The jar has been on display at the Hecht Museum in Haifa for 35 years. It was one of the only containers of its size and from that period still complete when it was discovered.

The Bronze Age jar is one of many artifacts exhibited out in the open, part of the Hecht Museum’s vision of letting visitors explore history without glass barriers, said Inbal Rivlin, the director of the museum, which is associated with Haifa University in northern Israel.

It was likely used to hold wine or oil, and dates back to between 2200 and 1500 B.C.

Rivlin and the museum decided to turn the moment, which captured international attention, into a teaching moment, inviting the Geller family back for a special visit and hands-on activity to illustrate the restoration process.

Rivlin added that the incident provided a welcome distraction from the ongoing war in Gaza. “Well, he’s just a kid. So I think that somehow it touches the heart of the people in Israel and around the world,“ said Rivlin.
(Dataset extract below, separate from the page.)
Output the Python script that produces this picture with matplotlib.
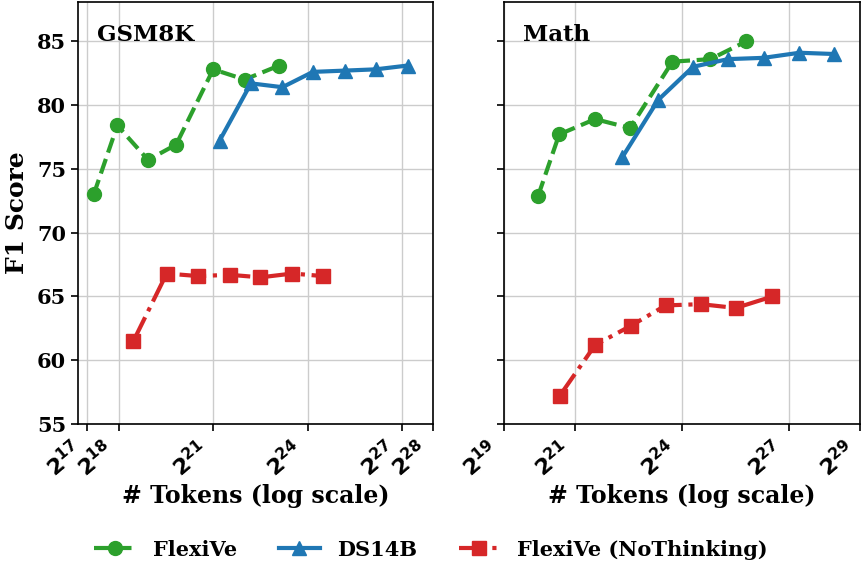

Roee Shafir, a restoration expert at the museum, said the repairs would be fairly simple, as the pieces were from a single, complete jar. Archaeologists often face the more daunting task of sifting through piles of shards from multiple objects and trying to piece them together.

Experts used 3D technology, hi-resolution videos, and special glue to painstakingly reconstruct the large jar.

Less than two weeks after it broke, the jar went back on display at the museum. The gluing process left small hairline cracks, and a few pieces are missing, but the jar’s impressive size remains.

The only noticeable difference in the exhibit was a new sign reading “please don’t touch.”